Worldbuilding:
From Hometown to Galaxy's End
By
Jon Chaisson
©2003, Jon Chaisson
o you remember those
days in grade school when you brought home your newly acquired textbooks, and
your first assignment was to put paper covers on them?
The easiest and cheapest covers were always made out of those brown paper
grocery bags. My mother had quite
the collection of them, so I was never without a cover.
I'm sure that for most students the cover would get plastered with band
names, love notes, assignments, and countless scribbles to get a pen working
again.
I must have been the
only kid in the entire school system to plaster his book covers with drawings of
maps. The first question I'd get
was, "Hey, what's that a map of?" and often I'd shrug and say that I
didn't know, I just made it up as I went along.
Their reaction to that was an interesting cross between fascination and
concern.
I honestly have no
idea where my interest in cartography came from; I have never even studied it.
I believe it came from digging out roads for my collection of matchbox
cars in the side yard dirt. I
enjoyed drawing from an early age onward, but when a fifth grader bypasses the
usual badly copied caricatures and band logos, and goes straight to drawing
maps, something's a little peculiar. To
this day, I still get people asking me what I'm drawing a map of when they look
over my shoulder. I have one in my
back pocket right now, which I work on during breaks.
I see map drawing as art, rather than a show of geometry and geography, simply
because I draw maps of nonexistent places.
Many of these drawings take their inspiration from real places, such as a
river's path that I drive past every day, or a highway's path that I'm familiar
with. There is always a railroad
stop near the center of town, a fork in the river, a gas station and at least
two churches. There is always a
mountain or at least a high hill nearby, with a path to the top.
I'm especially fond of
geographical maps—the US Census maps with the elevation marks and the
green-shaded woodlands. If I stare
long enough at it, the three-dimensional effect works better than those Magic
Eye posters I've never been able to figure out.
With these maps I see the shape of the land, of what it once was, and how
we as a nation have carved and tended it to our liking.
When creating the
fictional city-state of Bridgetown for my work in progress, I fell back on my
meager cartography skills to create a sprawl that captured the sheer size of a
futuristic city, filled with not only humans but humanoid aliens.
My only prerequisites were a wide river with an island to the south, the
ocean to the east, federal "wilderlands" to the north, a "nullport"
to the west, and a giant tower right in the middle of it all.
Everything else in between was a free-for-all.
There are a dozen
'sectors' in Bridgetown. I used the
history of Boston's suburbs as a parallel for these sectors, deeming them former
cities and towns incorporated into a larger whole.

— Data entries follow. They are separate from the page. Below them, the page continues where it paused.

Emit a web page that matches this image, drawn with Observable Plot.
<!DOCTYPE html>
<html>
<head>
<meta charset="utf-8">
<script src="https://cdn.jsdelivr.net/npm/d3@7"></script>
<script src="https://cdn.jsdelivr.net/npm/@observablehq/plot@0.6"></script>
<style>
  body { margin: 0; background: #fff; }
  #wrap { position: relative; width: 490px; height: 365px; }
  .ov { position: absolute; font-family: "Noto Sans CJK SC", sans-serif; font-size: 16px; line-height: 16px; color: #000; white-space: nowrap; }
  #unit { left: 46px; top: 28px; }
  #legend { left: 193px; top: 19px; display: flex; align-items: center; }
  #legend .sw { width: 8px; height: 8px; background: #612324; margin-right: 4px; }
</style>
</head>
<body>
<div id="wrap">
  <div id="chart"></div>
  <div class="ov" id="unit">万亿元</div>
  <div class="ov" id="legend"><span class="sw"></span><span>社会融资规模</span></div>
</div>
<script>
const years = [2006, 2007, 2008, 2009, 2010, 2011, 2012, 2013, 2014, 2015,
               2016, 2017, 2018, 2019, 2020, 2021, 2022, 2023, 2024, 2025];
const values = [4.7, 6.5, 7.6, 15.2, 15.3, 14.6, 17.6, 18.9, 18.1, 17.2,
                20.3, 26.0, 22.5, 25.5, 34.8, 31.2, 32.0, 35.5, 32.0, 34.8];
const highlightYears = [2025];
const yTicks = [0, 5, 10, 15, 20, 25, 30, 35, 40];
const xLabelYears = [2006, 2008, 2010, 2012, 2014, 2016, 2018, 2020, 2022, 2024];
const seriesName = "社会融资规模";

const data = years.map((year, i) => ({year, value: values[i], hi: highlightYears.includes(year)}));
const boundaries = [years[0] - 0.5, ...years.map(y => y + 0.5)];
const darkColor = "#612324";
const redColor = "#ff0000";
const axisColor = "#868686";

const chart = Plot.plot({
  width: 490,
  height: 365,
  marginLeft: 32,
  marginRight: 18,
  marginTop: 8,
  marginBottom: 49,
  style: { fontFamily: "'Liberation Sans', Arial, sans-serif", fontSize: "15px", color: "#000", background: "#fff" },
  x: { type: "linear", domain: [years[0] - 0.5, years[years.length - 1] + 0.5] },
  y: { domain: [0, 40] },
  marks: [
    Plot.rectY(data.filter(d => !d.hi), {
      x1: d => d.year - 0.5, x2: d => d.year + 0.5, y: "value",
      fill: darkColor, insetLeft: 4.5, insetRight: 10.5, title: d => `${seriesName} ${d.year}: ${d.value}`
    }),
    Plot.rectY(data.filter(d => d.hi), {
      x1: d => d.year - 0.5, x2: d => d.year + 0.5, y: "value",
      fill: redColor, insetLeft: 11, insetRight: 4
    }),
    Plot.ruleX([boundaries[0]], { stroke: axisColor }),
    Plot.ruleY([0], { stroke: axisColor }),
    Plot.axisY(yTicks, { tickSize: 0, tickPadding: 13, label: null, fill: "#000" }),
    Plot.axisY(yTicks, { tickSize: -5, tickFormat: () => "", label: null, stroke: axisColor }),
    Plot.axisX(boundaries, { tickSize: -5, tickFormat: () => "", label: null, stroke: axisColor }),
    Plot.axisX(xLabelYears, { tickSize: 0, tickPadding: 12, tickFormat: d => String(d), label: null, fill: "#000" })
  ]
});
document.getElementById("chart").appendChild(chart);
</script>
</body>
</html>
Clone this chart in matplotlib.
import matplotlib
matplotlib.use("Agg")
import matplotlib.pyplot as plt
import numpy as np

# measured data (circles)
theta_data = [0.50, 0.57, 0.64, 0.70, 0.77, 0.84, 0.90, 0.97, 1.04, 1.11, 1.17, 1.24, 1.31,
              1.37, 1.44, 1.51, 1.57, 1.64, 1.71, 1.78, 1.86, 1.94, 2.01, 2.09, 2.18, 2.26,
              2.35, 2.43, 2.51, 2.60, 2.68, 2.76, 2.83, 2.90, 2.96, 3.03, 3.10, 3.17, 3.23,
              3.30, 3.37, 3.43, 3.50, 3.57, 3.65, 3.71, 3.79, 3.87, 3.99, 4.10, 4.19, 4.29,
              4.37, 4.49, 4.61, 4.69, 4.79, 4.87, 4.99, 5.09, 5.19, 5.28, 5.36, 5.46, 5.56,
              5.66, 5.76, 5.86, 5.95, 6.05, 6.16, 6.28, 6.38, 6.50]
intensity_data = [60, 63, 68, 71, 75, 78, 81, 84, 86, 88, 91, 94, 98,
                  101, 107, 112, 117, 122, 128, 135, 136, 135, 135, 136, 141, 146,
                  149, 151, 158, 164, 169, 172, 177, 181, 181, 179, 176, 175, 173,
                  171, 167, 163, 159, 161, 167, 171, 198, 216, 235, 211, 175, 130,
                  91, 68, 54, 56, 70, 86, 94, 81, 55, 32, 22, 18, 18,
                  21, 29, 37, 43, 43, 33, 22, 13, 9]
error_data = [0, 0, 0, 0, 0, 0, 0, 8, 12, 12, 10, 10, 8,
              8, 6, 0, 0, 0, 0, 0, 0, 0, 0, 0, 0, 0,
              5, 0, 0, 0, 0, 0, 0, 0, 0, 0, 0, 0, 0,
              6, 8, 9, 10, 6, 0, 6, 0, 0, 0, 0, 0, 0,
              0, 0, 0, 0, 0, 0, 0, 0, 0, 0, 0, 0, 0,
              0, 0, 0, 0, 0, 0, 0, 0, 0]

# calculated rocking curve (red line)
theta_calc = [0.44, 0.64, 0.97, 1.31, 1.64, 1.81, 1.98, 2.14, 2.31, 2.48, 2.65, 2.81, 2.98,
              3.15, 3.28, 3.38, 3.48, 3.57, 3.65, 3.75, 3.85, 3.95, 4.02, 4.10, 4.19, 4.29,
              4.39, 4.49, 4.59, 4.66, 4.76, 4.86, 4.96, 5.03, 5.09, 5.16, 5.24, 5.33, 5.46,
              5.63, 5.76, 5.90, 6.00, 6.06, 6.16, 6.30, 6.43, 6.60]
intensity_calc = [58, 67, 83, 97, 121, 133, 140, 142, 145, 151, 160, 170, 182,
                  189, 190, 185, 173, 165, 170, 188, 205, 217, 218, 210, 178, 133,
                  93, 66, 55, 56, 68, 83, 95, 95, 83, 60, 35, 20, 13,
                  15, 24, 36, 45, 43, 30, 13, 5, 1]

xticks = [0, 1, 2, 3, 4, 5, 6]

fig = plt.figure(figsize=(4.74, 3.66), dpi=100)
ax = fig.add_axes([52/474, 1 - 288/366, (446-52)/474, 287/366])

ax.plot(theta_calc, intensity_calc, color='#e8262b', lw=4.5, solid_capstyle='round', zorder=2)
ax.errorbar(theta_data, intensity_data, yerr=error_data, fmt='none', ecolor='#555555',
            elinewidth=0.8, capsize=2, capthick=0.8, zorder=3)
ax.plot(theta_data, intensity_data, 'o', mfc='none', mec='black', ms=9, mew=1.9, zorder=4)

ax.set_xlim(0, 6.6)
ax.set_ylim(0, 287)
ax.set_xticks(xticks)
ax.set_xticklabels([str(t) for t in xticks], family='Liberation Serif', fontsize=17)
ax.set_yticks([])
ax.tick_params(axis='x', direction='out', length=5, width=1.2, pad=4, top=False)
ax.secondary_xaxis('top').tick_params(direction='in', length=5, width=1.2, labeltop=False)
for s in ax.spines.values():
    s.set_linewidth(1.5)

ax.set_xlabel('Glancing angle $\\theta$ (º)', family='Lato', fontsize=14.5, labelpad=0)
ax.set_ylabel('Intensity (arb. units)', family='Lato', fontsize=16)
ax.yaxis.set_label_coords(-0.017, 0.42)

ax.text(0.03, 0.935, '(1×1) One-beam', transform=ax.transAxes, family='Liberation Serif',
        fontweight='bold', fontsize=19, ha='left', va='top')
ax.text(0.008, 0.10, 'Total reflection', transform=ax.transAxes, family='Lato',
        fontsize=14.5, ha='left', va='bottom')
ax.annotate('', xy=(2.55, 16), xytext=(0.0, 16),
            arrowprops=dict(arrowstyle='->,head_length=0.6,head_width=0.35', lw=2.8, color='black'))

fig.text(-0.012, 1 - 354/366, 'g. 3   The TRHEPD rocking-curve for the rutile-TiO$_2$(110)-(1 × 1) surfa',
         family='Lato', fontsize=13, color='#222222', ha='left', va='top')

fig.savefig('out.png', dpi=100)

Thus, each sector had its own unique story, from Branden Hill's academia
to the uppercrust Pullock Street Heights to manufacturing in South City.
These were all off-the-cuff ideas, things I never put much thought into
until I needed them. Once I placed
points of interest in those sectors, such as a college or police headquarters or
a museum, it only opened up yet another avenue (pardon the pun) for me to
investigate. Secondary and tertiary
characters, even entities like companies and stores, came out of the woodwork,
all begging for a bit part.
I soon realized that
the term "worldbuilding" does not necessarily need to be taken
literally; a writer need not create an entire planet, for instance, if he or she
is writing a fantasy that takes place only in Wolf's Glen.

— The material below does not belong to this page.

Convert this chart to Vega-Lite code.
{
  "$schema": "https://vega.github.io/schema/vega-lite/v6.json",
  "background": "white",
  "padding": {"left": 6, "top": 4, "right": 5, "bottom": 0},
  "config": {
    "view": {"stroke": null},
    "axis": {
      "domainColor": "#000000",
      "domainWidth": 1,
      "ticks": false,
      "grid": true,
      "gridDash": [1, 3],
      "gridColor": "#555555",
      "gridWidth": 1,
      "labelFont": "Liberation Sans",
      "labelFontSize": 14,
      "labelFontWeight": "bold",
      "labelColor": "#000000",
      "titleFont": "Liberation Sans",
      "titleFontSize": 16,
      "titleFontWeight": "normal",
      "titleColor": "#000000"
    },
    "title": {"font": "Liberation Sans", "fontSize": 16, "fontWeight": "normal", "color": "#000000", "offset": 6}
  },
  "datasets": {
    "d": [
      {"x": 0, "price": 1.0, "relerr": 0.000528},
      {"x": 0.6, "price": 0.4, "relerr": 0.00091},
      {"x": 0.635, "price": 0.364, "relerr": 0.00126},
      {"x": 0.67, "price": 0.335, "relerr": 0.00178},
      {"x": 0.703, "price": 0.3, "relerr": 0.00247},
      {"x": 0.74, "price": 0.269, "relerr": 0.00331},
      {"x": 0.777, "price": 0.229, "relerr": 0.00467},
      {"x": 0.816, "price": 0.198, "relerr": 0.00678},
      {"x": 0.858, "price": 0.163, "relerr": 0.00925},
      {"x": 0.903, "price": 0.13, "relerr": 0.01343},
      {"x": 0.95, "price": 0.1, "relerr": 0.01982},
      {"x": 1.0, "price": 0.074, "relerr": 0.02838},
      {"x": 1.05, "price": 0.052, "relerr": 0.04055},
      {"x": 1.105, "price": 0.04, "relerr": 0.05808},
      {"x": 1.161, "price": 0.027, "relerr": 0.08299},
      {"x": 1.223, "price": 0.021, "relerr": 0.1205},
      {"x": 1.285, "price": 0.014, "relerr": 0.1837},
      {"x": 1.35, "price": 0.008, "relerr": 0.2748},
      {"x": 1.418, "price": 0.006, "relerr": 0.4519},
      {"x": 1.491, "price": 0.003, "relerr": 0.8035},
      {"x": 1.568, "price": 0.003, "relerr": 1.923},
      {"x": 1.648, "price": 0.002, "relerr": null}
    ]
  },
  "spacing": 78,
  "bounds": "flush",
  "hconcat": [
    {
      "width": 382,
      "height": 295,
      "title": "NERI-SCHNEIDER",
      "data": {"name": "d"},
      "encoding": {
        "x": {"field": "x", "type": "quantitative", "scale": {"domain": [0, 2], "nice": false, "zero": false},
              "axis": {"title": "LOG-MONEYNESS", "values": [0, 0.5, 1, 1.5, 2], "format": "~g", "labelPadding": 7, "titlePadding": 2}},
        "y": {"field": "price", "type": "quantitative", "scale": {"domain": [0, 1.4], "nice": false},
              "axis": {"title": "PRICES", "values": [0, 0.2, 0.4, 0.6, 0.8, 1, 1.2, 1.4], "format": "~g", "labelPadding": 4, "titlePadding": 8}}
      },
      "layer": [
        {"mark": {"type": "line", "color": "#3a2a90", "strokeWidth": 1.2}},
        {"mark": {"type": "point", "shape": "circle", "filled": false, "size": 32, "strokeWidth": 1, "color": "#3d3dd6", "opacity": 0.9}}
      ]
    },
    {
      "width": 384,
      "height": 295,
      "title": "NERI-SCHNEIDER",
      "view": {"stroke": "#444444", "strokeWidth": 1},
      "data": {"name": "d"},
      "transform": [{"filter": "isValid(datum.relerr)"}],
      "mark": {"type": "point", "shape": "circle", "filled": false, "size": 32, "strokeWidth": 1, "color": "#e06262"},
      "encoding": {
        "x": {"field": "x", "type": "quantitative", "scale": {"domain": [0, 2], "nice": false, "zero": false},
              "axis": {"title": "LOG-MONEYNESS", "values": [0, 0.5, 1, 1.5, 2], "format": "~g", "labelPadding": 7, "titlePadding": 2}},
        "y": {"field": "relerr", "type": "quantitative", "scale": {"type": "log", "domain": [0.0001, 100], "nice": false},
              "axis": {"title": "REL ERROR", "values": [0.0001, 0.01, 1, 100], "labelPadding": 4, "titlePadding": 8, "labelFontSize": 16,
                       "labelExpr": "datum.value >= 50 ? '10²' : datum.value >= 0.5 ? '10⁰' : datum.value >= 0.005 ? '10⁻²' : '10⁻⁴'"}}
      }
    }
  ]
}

It may not even be an entire town, but a local neighborhood.
You control the world here; take only what you deem important to the
story, but keep an ear open for its secrets and lost legends.
Keep in mind that each
town has its own story. That story
may or may not be the one you write, but it is definitely part of it.
You need not come up with a long, detailed history; you must, however,
create just enough for your characters to react to it in some way.
One of my main characters lives in a dangerous sector of Bridgetown, but
the fact that he's so familiar with it from his childhood leads him to believe
that he wouldn't want to live anywhere else.
Another character hates the area because it makes her uncomfortable.
These rules should
exist in equal scale when creating anything from a magical realm to a planet to
a universe. Of course, the regular
laws of physics, logic, and reason might hamper some of your wilder plans, but
above all, your world is only as real as the characters that live and move
within it. It's often the best part
of writing, because once you know where your characters are, chances are you
know how they'll react; thus you'll be able to keep the story moving forward.
I'm still drawing
maps, only now I have a handful of sketchpads rather than book jackets, like the
notepad I always carry around in my back pocket. I never know when inspiration
is going to strike. Map drawing has
become a good meditation, as it forces me to focus on only one thing.
I picture what the land actually looks like in each of these drawings,
from the placement of houses on a street to the rise and fall of each hill.
Creating the setting for a story is very much the same thing.
Perhaps being a
peculiar kid in the fifth grade wasn't such a bad thing after all.